* _What to do_: Scan the lines below; pull out those with "this".

* _Data supplied_:

○ ○ ○ ○ ○ ○ ○

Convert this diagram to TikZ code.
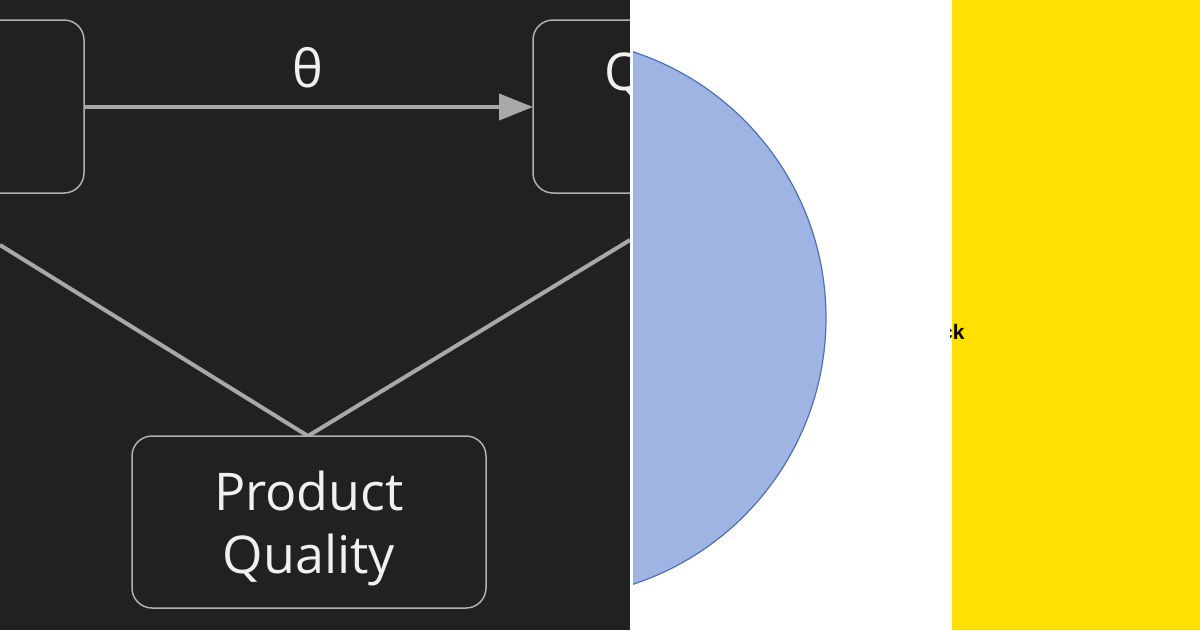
\documentclass[tikz,border=0pt]{standalone}
\usepackage{fontspec}
\setmainfont{Open Sans}
\newfontfamily\arialf{Liberation Sans}
\usetikzlibrary{arrows.meta}
\definecolor{darkbg}{HTML}{212121}
\definecolor{lgray}{HTML}{A8A8A8}
\definecolor{boxline}{HTML}{B0B0B0}
\definecolor{txt}{HTML}{F0F0F0}
\definecolor{cfill}{HTML}{A0B4E4}
\definecolor{cline}{HTML}{4472C4}
\definecolor{yel}{HTML}{FFE000}
\tikzset{
  qbox/.style={draw=boxline, line width=1.5pt, rounded corners=20pt, fill=darkbg},
  conn/.style={draw=lgray, line width=4pt},
  lbl/.style={text=txt, font=\fontsize{52}{58}\selectfont, align=center}
}
\begin{document}
\begin{tikzpicture}[x=1pt,y=-1pt]
\useasboundingbox (0,0) rectangle (1200,630);
\begin{scope}
\clip (0,0) rectangle (630,630);
\fill[darkbg] (0,0) rectangle (630,630);
\draw[qbox] (-60,20) rectangle (84,193);
\draw[qbox] (533,20) rectangle (700,193);
\coordinate (lb) at (84,107);
\coordinate (rb) at (533,107);
\draw[conn, -{Triangle[length=34pt,width=26pt]}] (lb) -- (rb);
\node[lbl] (th) at (308,68) {θ};
\node[lbl, anchor=west] (q) at (601,76) {Q};
\coordinate (pl) at (0,245);
\coordinate (pr) at (630,240);
\coordinate (pb) at (308,436);
\draw[conn] (pl) -- (pb) -- (pr);
\draw[qbox] (132,436) rectangle (486,608);
\node[lbl, font=\fontsize{52}{63}\selectfont] (pq) at (309,528) {Product\\Quality};
\end{scope}
\fill[white] (630,0) rectangle (952,630);
\begin{scope}
\clip (633,0) rectangle (952,630);
\draw[cline, fill=cfill, line width=1.2pt] (546,318) circle [radius=280];
\end{scope}
\fill[yel] (952,0) rectangle (1200,630);
\begin{scope}
\clip (950,0) rectangle (1200,630);
\node[anchor=west, font=\arialf\bfseries\fontsize{21}{24}\selectfont, inner sep=0] (ck) at (941,332) {ck};
\end{scope}
\end{tikzpicture}
\end{document}
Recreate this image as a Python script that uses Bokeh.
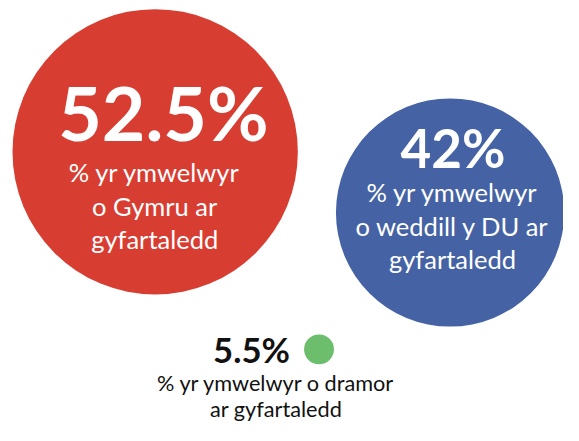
from bokeh.plotting import figure
from bokeh.models import Range1d, ColumnDataSource
from bokeh.core.properties import value
from bokeh.embed import file_html
from bokeh.resources import INLINE

# ---- data ----
groups = ["Cymru", "Gweddill y DU", "Tramor"]
shares = [52.5, 42.0, 5.5]
share_labels = ["52.5%", "42%", "5.5%"]
desc_lines = [
    ["% yr ymwelwyr", "o Gymru ar", "gyfartaledd"],
    ["% yr ymwelwyr", "o weddill y DU ar", "gyfartaledd"],
    ["% yr ymwelwyr o dramor", "ar gyfartaledd"],
]

# ---- layout / style (reference pixel coordinates) ----
colors = ["#d83d32", "#4563a4", "#6dbe6c"]
px_per_pct = 2.82
centers_x = [160.5, 466.5, 330.5]
centers_y = [157, 220, 362]
big_x = [169, 469.5, 260.5]
big_y = [143, 172, 375]
big_size = [78, 55, 36]
big_color = ["white", "white", "#111111"]
desc_x = [160, 469, 286]
desc_y0 = [187, 208, 405]
desc_step = [35, 35, 27]
desc_size = [26.5, 26.5, 22.5]
desc_color = ["white", "white", "#111111"]
baseline_fix = 0.35

W, H = 563, 425
REF_W, REF_H = 579, 441
s = H / REF_H
p = figure(width=W, height=H, output_backend="svg", toolbar_location=None,
           x_range=Range1d(0, W / s), y_range=Range1d(REF_H, 0),
           min_border=0, outline_line_color=None)
p.axis.visible = False
p.grid.visible = False
p.background_fill_color = "white"
p.border_fill_color = "white"

src = ColumnDataSource(dict(x=centers_x, y=centers_y,
                            r=[v * px_per_pct for v in shares], c=colors))
p.circle(x="x", y="y", radius="r", fill_color="c", line_color=None, source=src)

for i in range(len(groups)):
    p.text(x=[big_x[i]], y=[big_y[i] - baseline_fix * big_size[i]],
           text=[share_labels[i]],
           text_font=value("Lato"), text_font_style="bold",
           text_font_size=f"{big_size[i] * s:.1f}px", text_color=big_color[i],
           text_align="center", text_baseline="alphabetic")
    lines = desc_lines[i]
    p.text(x=[desc_x[i]] * len(lines),
           y=[desc_y0[i] + k * desc_step[i] - baseline_fix * desc_size[i]
              for k in range(len(lines))],
           text=lines, text_font=value("Lato"),
           text_font_size=f"{desc_size[i] * s:.1f}px", text_color=desc_color[i],
           text_align="center", text_baseline="alphabetic")

open("out.html", "w").write(file_html(p, INLINE))
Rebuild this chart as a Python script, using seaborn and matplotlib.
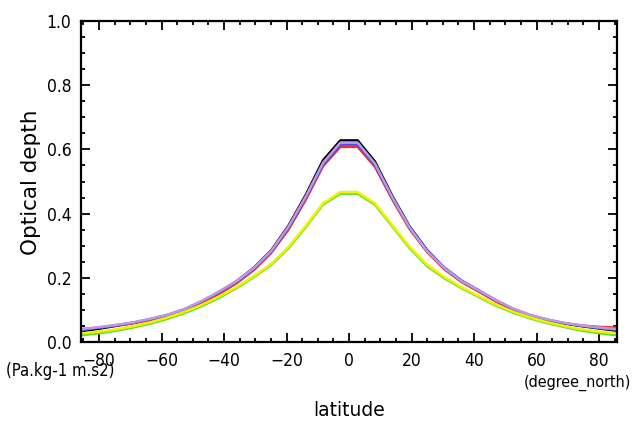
import numpy as np
import pandas as pd
import matplotlib
matplotlib.use("Agg")
import matplotlib.pyplot as plt
import seaborn as sns
from matplotlib.ticker import MultipleLocator

# Gaussian-grid latitudes (32 points)
lat = [-85.76, -80.27, -74.74, -69.21, -63.68, -58.14, -52.61, -47.07,
       -41.54, -36.00, -30.47, -24.92, -19.38, -13.85, -8.31, -2.77,
       2.77, 8.31, 13.85, 19.38, 24.92, 30.47, 36.00, 41.54,
       47.07, 52.61, 58.14, 63.68, 69.21, 74.74, 80.27, 85.76]

black = [0.033, 0.041, 0.050, 0.059, 0.070, 0.083, 0.101, 0.126,
         0.156, 0.189, 0.231, 0.285, 0.362, 0.458, 0.566, 0.628,
         0.628, 0.562, 0.455, 0.360, 0.287, 0.232, 0.191, 0.160,
         0.128, 0.101, 0.082, 0.068, 0.057, 0.049, 0.042, 0.035]
lavender = [0.040, 0.046, 0.053, 0.061, 0.072, 0.085, 0.103, 0.128,
            0.157, 0.189, 0.230, 0.283, 0.359, 0.453, 0.558, 0.621,
            0.621, 0.556, 0.451, 0.357, 0.284, 0.231, 0.190, 0.161,
            0.130, 0.104, 0.084, 0.070, 0.059, 0.051, 0.045, 0.040]
blue = [0.037, 0.044, 0.052, 0.060, 0.071, 0.084, 0.102, 0.127,
        0.155, 0.187, 0.228, 0.281, 0.356, 0.450, 0.553, 0.615,
        0.615, 0.552, 0.449, 0.357, 0.285, 0.231, 0.191, 0.161,
        0.130, 0.103, 0.083, 0.069, 0.058, 0.050, 0.043, 0.038]
red = [0.040, 0.045, 0.051, 0.058, 0.068, 0.080, 0.097, 0.121,
       0.150, 0.183, 0.224, 0.277, 0.350, 0.443, 0.548, 0.608,
       0.608, 0.546, 0.444, 0.352, 0.281, 0.227, 0.187, 0.157,
       0.126, 0.100, 0.081, 0.068, 0.058, 0.051, 0.047, 0.045]
green = [0.021, 0.027, 0.035, 0.045, 0.057, 0.072, 0.090, 0.112,
         0.138, 0.168, 0.202, 0.240, 0.292, 0.358, 0.428, 0.462,
         0.462, 0.428, 0.360, 0.293, 0.237, 0.199, 0.168, 0.140,
         0.113, 0.091, 0.073, 0.058, 0.046, 0.035, 0.027, 0.021]
yellow = [0.027, 0.032, 0.039, 0.049, 0.061, 0.076, 0.094, 0.116,
          0.142, 0.171, 0.205, 0.243, 0.296, 0.362, 0.432, 0.467,
          0.467, 0.432, 0.364, 0.297, 0.241, 0.203, 0.171, 0.143,
          0.116, 0.094, 0.076, 0.061, 0.049, 0.039, 0.032, 0.027]

series = {"black": black, "red": red, "blue": blue, "lavender": lavender,
          "green": green, "yellow": yellow}
colors = {"black": "#000000", "red": "#f03030", "blue": "#4a4af0",
          "lavender": "#b89ae6", "green": "#60e020", "yellow": "#f2f200"}

rows = []
for name, vals in series.items():
    for x, y in zip(lat, vals):
        rows.append({"lat": x, "val": y, "run": name})
df = pd.DataFrame(rows)

sns.set_style("ticks")
plt.rcParams["font.family"] = ["DejaVu Sans"]
plt.rcParams["text.color"] = "black"

fig = plt.figure(figsize=(6.32, 4.21), dpi=100)
ax = fig.add_axes([81/632, 79/421, 536/632, 321/421])

sns.lineplot(data=df, x="lat", y="val", hue="run", palette=colors,
             hue_order=list(series.keys()), linewidth=1.8, ax=ax,
             legend=False, estimator=None, sort=True)

ax.set_xlim(-85.76, 85.76)
ax.set_ylim(0, 1.0)
ax.xaxis.set_major_locator(MultipleLocator(20))
ax.xaxis.set_minor_locator(MultipleLocator(5))
ax.yaxis.set_major_locator(MultipleLocator(0.2))
ax.yaxis.set_minor_locator(MultipleLocator(0.05))
ax.yaxis.set_major_formatter(matplotlib.ticker.FormatStrFormatter("%.1f"))

ax.tick_params(which="both", direction="in", top=True, right=True,
               width=1.3, colors="black", labelcolor="black")
ax.tick_params(which="major", length=6.5, labelsize=12.5, pad=7)
ax.tick_params(which="minor", length=3)
for s in ax.spines.values():
    s.set_linewidth(1.6)
    s.set_color("black")
for lab in ax.get_xticklabels() + ax.get_yticklabels():
    lab.set_fontstretch("condensed")

ax.set_xlabel("")
ax.set_ylabel("")
fig.text(31/632, 1 - 182/421, "Optical depth", rotation=90, ha="center",
         va="center", fontsize=15.5, color="black")
fig.text(349/632, 1 - 410/421, "latitude", ha="center", va="center",
         fontsize=13.5, color="black")
fig.text(6/632, 1 - 371/421, "(Pa.kg-1 m.s2)", ha="left", va="center",
         fontsize=12, fontstretch="condensed", color="black")
fig.text(631/632, 1 - 383/421, "(degree_north)", ha="right", va="center",
         fontsize=11.5, fontstretch="condensed", color="black")

fig.savefig("out.png", dpi=100)
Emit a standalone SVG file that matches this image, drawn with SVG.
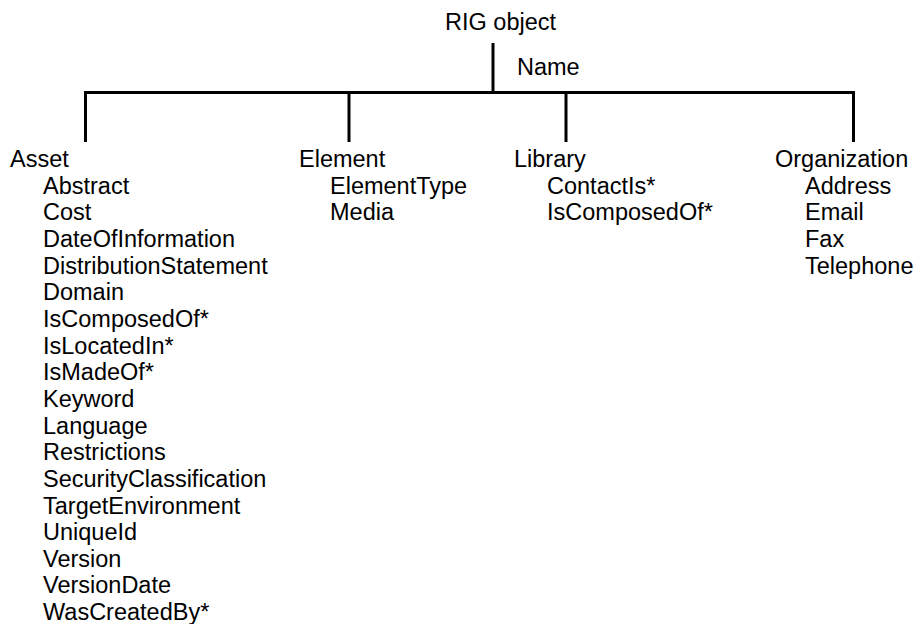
<svg xmlns="http://www.w3.org/2000/svg" width="923" height="624" viewBox="0 0 923 624">
<style>
text{font-family:"Liberation Sans",Arial,sans-serif;font-size:23.5px;fill:#000}
.ln{stroke:#000;stroke-width:3;fill:none}
</style>
<rect width="923" height="624" fill="#fff"/>
<g id="connectors">
<line class="ln" x1="493" y1="43" x2="493" y2="94"/>
<line class="ln" x1="84" y1="92.5" x2="855" y2="92.5"/>
<line class="ln" x1="85.5" y1="92.5" x2="85.5" y2="142"/>
<line class="ln" x1="349" y1="92.5" x2="349" y2="142"/>
<line class="ln" x1="566" y1="92.5" x2="566" y2="142"/>
<line class="ln" x1="853.5" y1="92.5" x2="853.5" y2="142"/>
</g>
<g id="root">
<text x="445" y="30">RIG object</text>
<text x="517" y="75">Name</text>
</g>
<g id="asset">
<text x="10" y="167">Asset</text>
<text x="43" y="193.7">Abstract</text>
<text x="43" y="220.3">Cost</text>
<text x="43" y="247">DateOfInformation</text>
<text x="43" y="273.6">DistributionStatement</text>
<text x="43" y="300.3">Domain</text>
<text x="43" y="326.9">IsComposedOf*</text>
<text x="43" y="353.6">IsLocatedIn*</text>
<text x="43" y="380.2">IsMadeOf*</text>
<text x="43" y="406.9">Keyword</text>
<text x="43" y="433.5">Language</text>
<text x="43" y="460.2">Restrictions</text>
<text x="43" y="486.8">SecurityClassification</text>
<text x="43" y="513.5">TargetEnvironment</text>
<text x="43" y="540.1">UniqueId</text>
<text x="43" y="566.8">Version</text>
<text x="43" y="593.4">VersionDate</text>
<text x="43" y="620">WasCreatedBy*</text>
</g>
<g id="element">
<text x="299" y="167">Element</text>
<text x="330" y="193.7">ElementType</text>
<text x="330" y="220.3">Media</text>
</g>
<g id="library">
<text x="514" y="167">Library</text>
<text x="547" y="193.7">ContactIs*</text>
<text x="547" y="220.3">IsComposedOf*</text>
</g>
<g id="organization">
<text x="775" y="167">Organization</text>
<text x="805" y="193.7">Address</text>
<text x="805" y="220.3">Email</text>
<text x="805" y="247">Fax</text>
<text x="805" y="273.6">Telephone</text>
</g>
</svg>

○ ○ ○ ○ ○ ○ ○

* _Complete output_:
Convert this diagram to TikZ code.
Recreate this image as a Python script that uses Bokeh.
Rebuild this chart as a Python script, using seaborn and matplotlib.
Emit a standalone SVG file that matches this image, drawn with SVG.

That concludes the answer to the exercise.